A large dose of salt
Before I get into the details of the test, I must clarify one thing. I am not an expert Python programmer, which is the programming language you use in Quantopian. I have only been coding and using Quantopian for a few months. I did as many checks as I could on my code. But there is a larger than normal chance that there is a bug in my code. So as always verify these results yourself before using them for trading. You have been warned.
For you Quantopian experts out there. If I say anything wrong or could have done something better, please correct in me the comments below.
The Earnings Data
Quantopian provides free data from 2007 to 2013 on the earnings release date of stocks.
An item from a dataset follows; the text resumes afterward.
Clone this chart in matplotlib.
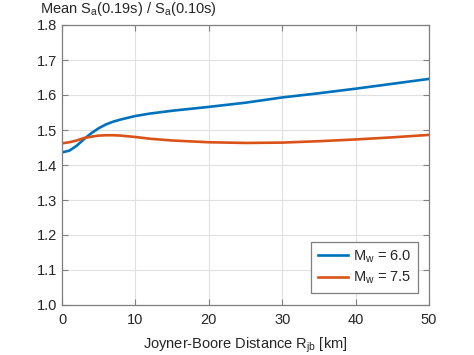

I figured this gives a larger enough test timeframe to see if avoiding earnings was a good or bad thing.
Quantopian Information
Quantopian works very differently in some respects to how AmiBroker does. Because of this, some rules and stats will differ greatly from what you have normally seen in previous posts. Here are some differences.
Quantopian does not have S&P500 constituent data. They have data that they call the Q500US which is the 500 most liquid stocks. To read more go to The Q500US and Q1500US.
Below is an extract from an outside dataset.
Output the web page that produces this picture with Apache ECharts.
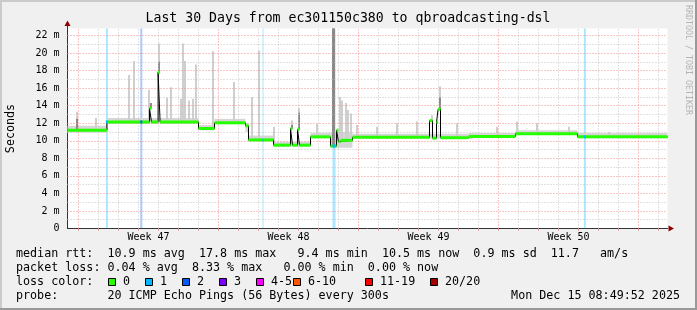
<!DOCTYPE html>
<html><head><meta charset="utf-8">
<script src="https://cdn.jsdelivr.net/npm/echarts@6/dist/echarts.min.js"></script>
<style>html,body{margin:0;padding:0;background:#f0f0f0}#c{width:697px;height:310px}</style>
</head><body><div id="c"></div>
<script>
// ---------- data (time in days since Mon Nov 17 00:00, values in ms) ----------
const titleText = 'Last 30 Days from ec301150c380 to qbroadcasting-dsl';
const yAxisTitle = 'Seconds';
const watermark = 'RRDTOOL / TOBI OETIKER';
const weekLabels = ['Week 47', 'Week 48', 'Week 49', 'Week 50'];
const weekLabelDays = [3.5, 10.5, 17.5, 24.5];
const dayGrid = [0,1,2,3,4,5,6,7,8,9,10,11,12,13,14,15,16,17,18,19,20,21,22,23,24,25,26,27,28,29];
const weekGrid = [0, 7, 14, 21, 28];
const yMajor = [2,4,6,8,10,12,14,16,18,20,22];
const yMinor = [1,3,5,7,9,11,13,15,17,19,21];

// median rtt steps: [start day, ms]
const medianSteps = [
  [-0.55, 11.2], [1.42, 12.15], [3.55, 13.7], [3.65, 12.15], [3.98, 17.8], [4.08, 12.15],
  [6.0, 11.4], [6.8, 12.05], [8.35, 11.7], [8.5, 10.1], [9.75, 9.5], [10.6, 11.4],
  [10.7, 9.5], [10.95, 11.3], [11.05, 9.5], [11.6, 10.45], [12.6, 9.4], [12.9, 11.2],
  [13.0, 9.9], [13.1, 10.05], [13.7, 10.4], [17.55, 12.3], [17.7, 10.3], [17.9, 12.1],
  [17.98, 13.6], [18.1, 10.35], [19.5, 10.5], [21.85, 10.8], [24.95, 10.45], [29.45, 10.45]
];
// smoke background band: [start day, low ms, high ms]
const smokeBand = [
  [-0.55, 10.95, 11.7], [1.42, 11.95, 12.6], [6.0, 11.2, 11.8], [6.8, 11.9, 12.5],
  [8.35, 11.0, 12.0], [8.5, 9.95, 10.6], [9.75, 9.35, 9.9], [11.6, 10.3, 10.9],
  [12.6, 9.2, 11.0], [13.7, 10.25, 10.8], [19.5, 10.35, 10.9], [21.85, 10.65, 11.2],
  [24.95, 10.3, 10.9], [29.45, 10.3, 10.9]
];
// smoke spikes: [day, top ms, dark-part top ms or null]
const smokeSpikes = [
  [-0.1, 13.3, 12.5], [0.85, 12.6, null], [2.5, 17.5, null], [2.75, 19.1, null],
  [3.5, 15.8, null], [3.6, 14.3, 14.3], [4.03, 21.1, 19.0], [4.4, 14.9, null],
  [4.63, 16.1, null], [5.13, 14.8, null], [5.23, 21.1, null], [5.3, 19.1, null],
  [5.5, 14.6, null], [5.7, 14.8, null], [5.88, 18.7, null], [6.72, 20.2, null],
  [7.75, 16.7, null], [8.69, 15.0, null], [9.02, 20.3, null], [9.77, 11.6, null],
  [10.65, 12.3, 11.8], [11.0, 13.7, 13.2], [11.9, 11.9, null], [12.72, 22.8, 22.8],
  [12.78, 22.8, 22.8], [13.05, 15.0, null], [13.19, 14.6, null], [13.35, 14.3, null],
  [13.49, 13.5, null], [13.64, 13.1, null], [13.94, 11.8, null], [14.9, 11.6, null],
  [15.9, 12.0, null], [16.9, 12.2, null], [17.65, 12.9, null], [18.05, 16.2, 15.0],
  [18.9, 12.0, null], [20.9, 11.6, null], [21.94, 12.2, null], [22.9, 12.0, null],
  [24.5, 11.6, null], [26.5, 11.0, null]
];
// packet loss events: [start day, end day, lost pings]
const lossEvents = [
  [1.37, 1.47, 1], [3.09, 3.19, 2], [9.2, 9.25, 1], [12.7, 12.85, 1], [25.27, 25.37, 1]
];
const lossLabels = ['0', '1', '2', '3', '4-5', '6-10', '11-19', '20/20'];
const lossColors = ['#26ff00', '#00b8ff', '#0059ff', '#7e00ff', '#ff00ff', '#ff5500', '#ff0000', '#a10000'];
const statLines = [
  'median rtt:  10.9 ms avg  17.8 ms max   9.4 ms min  10.5 ms now  0.9 ms sd  11.7   am/s',
  'packet loss: 0.04 % avg  8.33 % max   0.00 % min  0.00 % now',
  'loss color:',
  'probe:       20 ICMP Echo Pings (56 Bytes) every 300s'
];
const dateText = 'Mon Dec 15 08:49:52 2025';

// ---------- chart ----------
// axis runs in days since the start of the plotted window (0..30); the window starts 0.55 day before Monday 00:00
const START = -0.55, SPAN = 30, Y_MAX = 22.8;
const ax = t => t - START;
const mono = '"DejaVu Sans Mono", monospace';
const medianAt = t => { let v = medianSteps[0][1]; for (const s of medianSteps) { if (s[0] <= t) v = s[1]; } return v; };
const lossColorIdx = n => n <= 0 ? 0 : n === 1 ? 1 : n === 2 ? 2 : n === 3 ? 3 : n <= 5 ? 4 : n <= 10 ? 5 : n <= 19 ? 6 : 7;

const minorStyle = { color: '#c4c4c4', type: [1, 2], width: 1 };
const majorStyle = { color: '#f28a8a', type: [1, 2], width: 1 };
const gridMarks = [
  ...dayGrid.filter(d => !weekGrid.includes(d)).map(d => ({ xAxis: ax(d), lineStyle: minorStyle })),
  ...yMinor.map(v => ({ yAxis: v, lineStyle: minorStyle })),
  ...weekGrid.map(d => ({ xAxis: ax(d), lineStyle: majorStyle })),
  ...yMajor.map(v => ({ yAxis: v, lineStyle: majorStyle }))
];
const labelVals = weekLabelDays.map(ax);

const rectBetween = (api, t0, t1, v0, v1) => {
  const a = api.coord([t0, v1]), b = api.coord([t1, v0]);
  return { x: a[0], y: a[1], width: b[0] - a[0], height: b[1] - a[1] };
};

const boxX = [108, 145, 182, 219, 256, 293, 365, 430];
const lineY = [254, 268, 282, 296];

const graphics = [
  { type: 'rect', z: 100, shape: { x: 0, y: 0, width: 697, height: 2 }, style: { fill: '#cbcbcb' } },
  { type: 'rect', z: 100, shape: { x: 0, y: 0, width: 2, height: 310 }, style: { fill: '#cbcbcb' } },
  { type: 'rect', z: 100, shape: { x: 0, y: 308, width: 697, height: 2 }, style: { fill: '#999999' } },
  { type: 'rect', z: 100, shape: { x: 695, y: 0, width: 2, height: 310 }, style: { fill: '#999999' } },
  { type: 'text', z: 100, x: 348, y: 19, style: { text: titleText, font: '13.2px ' + mono, fill: '#000', align: 'center', verticalAlign: 'middle' } },
  { type: 'text', z: 100, x: 688, y: 5, rotation: -Math.PI / 2, style: { text: watermark, font: '8.3px ' + mono, fill: '#b4b4b4', align: 'left', verticalAlign: 'middle' } },
  { type: 'line', z: 100, shape: { x1: 67.5, y1: 28.5, x2: 67.5, y2: 24 }, style: { stroke: '#333', lineWidth: 1 } },
  { type: 'polygon', z: 101, shape: { points: [[64.5, 26], [70.5, 26], [67.5, 20.5]] }, style: { fill: '#8b0000' } },
  { type: 'polygon', z: 101, shape: { points: [[668.5, 225.5], [668.5, 231.5], [674, 228.5]] }, style: { fill: '#8b0000' } },
  { type: 'text', z: 100, x: 680, y: lineY[3], style: { text: dateText, font: '11.7px ' + mono, fill: '#000', align: 'right', verticalAlign: 'middle' } }
];
statLines.forEach((s, i) => graphics.push({ type: 'text', z: 100, x: 16, y: lineY[i], style: { text: s, font: '11.7px ' + mono, fill: '#000', align: 'left', verticalAlign: 'middle' } }));
lossLabels.forEach((l, i) => {
  graphics.push({ type: 'rect', z: 100, shape: { x: boxX[i] + 0.5, y: 278.5, width: 7, height: 7 }, style: { fill: lossColors[i], stroke: '#000', lineWidth: 1 } });
  graphics.push({ type: 'text', z: 100, x: boxX[i] + 15, y: lineY[2], style: { text: l, font: '11.7px ' + mono, fill: '#000', align: 'left', verticalAlign: 'middle' } });
});

const option = {
  animation: false,
  backgroundColor: '#f0f0f0',
  grid: { left: 67.5, top: 28.5, width: 600, height: 200, show: true, backgroundColor: '#ffffff', borderWidth: 0, containLabel: false, outerBoundsMode: 'none' },
  xAxis: {
    type: 'value', min: 0, max: SPAN,
    axisLine: { show: true, onZero: false, lineStyle: { color: '#333', width: 1 } },
    axisTick: { show: true, customValues: dayGrid.map(ax), length: 2, lineStyle: { color: '#e08080' } },
    axisLabel: { customValues: labelVals, formatter: v => weekLabels[labelVals.findIndex(u => Math.abs(u - v) < 1e-6)] || '', fontFamily: mono, fontSize: 10, color: '#000', margin: 4 },
    splitLine: { show: false }
  },
  yAxis: {
    type: 'value', min: 0, max: Y_MAX, interval: 2,
    name: yAxisTitle, nameLocation: 'middle', nameRotate: 90, nameGap: 51,
    nameTextStyle: { fontFamily: mono, fontSize: 11.7, color: '#000' },
    axisLine: { show: true, onZero: false, lineStyle: { color: '#333', width: 1 } },
    axisTick: { show: false },
    axisLabel: { showMaxLabel: false, formatter: v => v === 0 ? '0' : v + ' m', fontFamily: mono, fontSize: 10, color: '#000', margin: 8 },
    splitLine: { show: false }
  },
  series: [
    { // grid lines
      type: 'line', data: [], z: 1, silent: true,
      markLine: { symbol: ['none', 'none'], silent: true, animation: false, label: { show: false }, emphasis: { disabled: true }, data: gridMarks }
    },
    { // loss stripes
      type: 'custom', z: 2, silent: true,
      data: lossEvents.map(d => [ax(d[0]), ax(d[1]), d[2]]),
      encode: { x: [0, 1] },
      renderItem: (p, api) => ({ type: 'rect', shape: rectBetween(api, api.value(0), api.value(1), 0, Y_MAX), style: { fill: lossColors[lossColorIdx(api.value(2))], opacity: 0.33 } })
    },
    { // smoke band
      type: 'custom', z: 3, silent: true,
      data: smokeBand.map((d, i) => [ax(d[0]), ax((smokeBand[i + 1] || d)[0]), d[1], d[2]]),
      encode: { x: [0, 1], y: [2, 3] },
      renderItem: (p, api) => ({ type: 'rect', shape: rectBetween(api, api.value(0), api.value(1), api.value(2), api.value(3)), style: { fill: '#d6d6d6' } })
    },
    { // smoke spikes
      type: 'custom', z: 4, silent: true,
      data: smokeSpikes.map(d => [ax(d[0]), medianAt(d[0]), d[1], d[2] == null ? medianAt(d[0]) : d[2]]),
      encode: { x: 0, y: [1, 2] },
      renderItem: (p, api) => {
        const t = api.value(0), m = api.value(1), top = api.value(2), dk = api.value(3);
        const a = api.coord([t, top]), b = api.coord([t, m]), c = api.coord([t, dk]);
        const x = Math.round(a[0]) - 1;
        return { type: 'group', children: [
          { type: 'rect', shape: { x: x, y: a[1], width: 2, height: b[1] - a[1] }, style: { fill: '#cfcfcf' } },
          { type: 'rect', shape: { x: x, y: c[1], width: 2, height: b[1] - c[1] }, style: { fill: '#8a8a8a' } }
        ] };
      }
    },
    { // black median line
      type: 'line', z: 5, silent: true, step: 'end', showSymbol: false, data: medianSteps.map(d => [ax(d[0]), d[1]]),
      lineStyle: { color: '#000', width: 1 }
    },
    { // loss-coloured median band
      type: 'custom', z: 6, silent: true,
      data: medianSteps.slice(0, -1).map((d, i) => [ax(d[0]), ax(medianSteps[i + 1][0]), d[1]]),
      encode: { x: [0, 1], y: 2 },
      renderItem: (p, api) => {
        const a = api.coord([api.value(0), api.value(2)]), b = api.coord([api.value(1), api.value(2)]);
        return { type: 'rect', shape: { x: a[0], y: a[1] - 1.5, width: b[0] - a[0], height: 3 }, style: { fill: lossColors[0] } };
      }
    },
    { // loss markers on median
      type: 'custom', z: 7, silent: true,
      data: lossEvents.map(d => [ax(d[0]), ax(d[1]), d[2], medianAt((d[0] + d[1]) / 2)]),
      encode: { x: [0, 1], y: 3 },
      renderItem: (p, api) => {
        const a = api.coord([api.value(0), api.value(3)]), b = api.coord([api.value(1), api.value(3)]);
        return { type: 'rect', shape: { x: a[0], y: a[1] - 1.5, width: b[0] - a[0], height: 3 }, style: { fill: lossColors[lossColorIdx(api.value(2))] } };
      }
    }
  ],
  graphic: graphics
};
const chart = echarts.init(document.getElementById('c'), null, { renderer: 'canvas' });
chart.setOption(option);
</script></body></html>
Entry and exit are done on a particular one-minute bar, starting with the 9:32am bar. That is what I will using.
Running a backtest is slow compared to AmiBroker. One test takes about 30 minutes vs. about 20 seconds in AmiBroker. Because of this, I was limited on the ideas I could test.
The Base Test
Since most questions about earnings have come from mean reversion traders, that is what I will be testing.
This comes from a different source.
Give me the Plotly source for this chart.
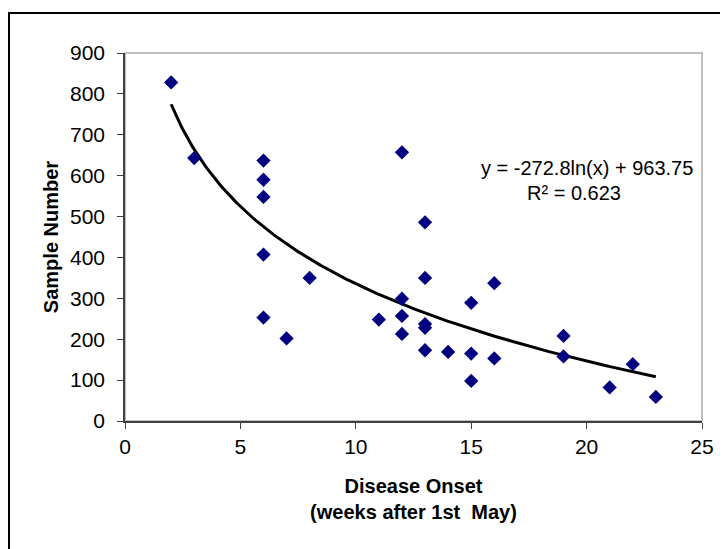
import numpy as np
import plotly.graph_objects as go

# Data
onset_weeks = [2, 3, 6, 6, 6, 6, 6, 7, 8, 11, 12, 12, 12, 12,
               13, 13, 13, 13, 13, 14, 15, 15, 15, 16, 16, 19, 19, 21, 22, 23]
sample_number = [828, 643, 637, 590, 548, 407, 253, 202, 350, 248, 657, 299, 257, 213,
                 486, 350, 237, 228, 173, 169, 289, 165, 98, 337, 153, 208, 158, 82, 139, 59]

# Logarithmic trendline coefficients (as shown on the chart)
trend_slope = -272.8
trend_intercept = 963.75
trend_r2 = 0.623
trend_x_min = 2
trend_x_max = 23

x_ticks = [0, 5, 10, 15, 20, 25]
y_ticks = [0, 100, 200, 300, 400, 500, 600, 700, 800, 900]

FONT = "Liberation Sans, Arial, sans-serif"

tx = np.linspace(trend_x_min, trend_x_max, 300)
ty = trend_slope * np.log(tx) + trend_intercept

fig = go.Figure()
fig.add_trace(go.Scatter(
    x=tx, y=ty, mode="lines",
    line=dict(color="black", width=3),
    hoverinfo="skip", showlegend=False,
))
fig.add_trace(go.Scatter(
    x=onset_weeks, y=sample_number, mode="markers",
    marker=dict(symbol="diamond", size=11, color="#000080"),
    showlegend=False,
))

W, H = 728, 549
OFF = 8  # page body margin
L, T = 125 - OFF, 53 - OFF
R = W - (702 - OFF)
B = H - (421 - OFF)
pw, ph = W - L - R, H - T - B

def px_x(p):  # screenshot pixel -> paper
    return (p - OFF - L) / pw

def px_y(p):
    return (H - B - (p - OFF)) / ph

fig.update_layout(
    width=W, height=H,
    margin=dict(l=L, r=R, t=T, b=B),
    paper_bgcolor="white", plot_bgcolor="white",
    font=dict(family=FONT, size=21, color="black"),
    xaxis=dict(
        range=[0, 25], tickvals=x_ticks, ticks="outside", ticklen=6,
        tickcolor="#404040", showline=True, linecolor="#404040", linewidth=1.5,
        showgrid=False, zeroline=False,
        title=dict(text="<b>Disease Onset</b><br><b>(weeks after 1st  May)</b>",
                   font=dict(size=20), standoff=22),
    ),
    yaxis=dict(
        range=[0, 900], tickvals=y_ticks, ticks="outside", ticklen=6,
        tickcolor="#404040", showline=True, linecolor="#404040", linewidth=1.5,
        showgrid=False, zeroline=False, ticklabelstandoff=8,
        title=dict(text="<b>Sample Number</b>", font=dict(size=20), standoff=6),
    ),
    shapes=[
        dict(type="rect", xref="paper", yref="paper", x0=0, x1=1, y0=0, y1=1,
             line=dict(color="#c0c0c0", width=2), layer="below"),
        dict(type="rect", xref="paper", yref="paper",
             x0=px_x(9), x1=px_x(780), y0=px_y(620), y1=px_y(13),
             line=dict(color="black", width=2), layer="below"),
    ],
    annotations=[
        dict(xref="paper", yref="paper", x=px_x(587), y=px_y(168),
             text="y = -272.8ln(x) + 963.75", showarrow=False,
             font=dict(size=20), xanchor="center", yanchor="middle"),
        dict(xref="paper", yref="paper", x=px_x(574), y=px_y(193),
             text="R² = %.3f" % trend_r2, showarrow=False,
             font=dict(size=20), xanchor="center", yanchor="middle"),
    ],
)

fig.write_html("out.html")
Dates: 1/1/2007 to 12/31/2013
Buy Rules
- Stock is member of the Quantopian 500.
- The 2 period RSI crosses under (1, 3, 8)
- The close is above the 200-day moving average
- Rank signals using 100-day Historical Volatility from high to low
- Entry is on the next day on the 9:32 bar
Sell Rules
- The 2 period RSI is over 80
- If in position above 15 days, exit.
- Exit is on the next day on the 9:32 bar
Base Results
I am not trying to create a great strategy but to have something to compare against.
The results are nothing to write home about.
Avoiding Earnings
Since a typical mean reversion trade is about 7-8 days. Here are the additional rules
Buy Rule Addition
- Next earnings date is over 7 days away
Sell Rule Addition
- If earnings are in two days, get out on the next day. We exit the day before earnings.
Results Avoiding Earnings
More Data
I have said this before but I just love results when they surprise me. I was expecting slightly worse CAR with a slightly better drawdown. In two of three cases the CAR came down dramatically while in all cases the drawdown and Sharpe Ratios got worse.
Spreadsheet
No spreadsheet with this post. Mostly because Quantopian does not make it easy to get data out.
Final Thoughts
Given these results, I will continue to trade my mean reversion strategies through earnings releases. This is why I test. My guess on what the results will be are often wrong.
One possible future test is also to avoid stocks shortly after earnings on the theory that stocks selling off after poor results will continue to sell off.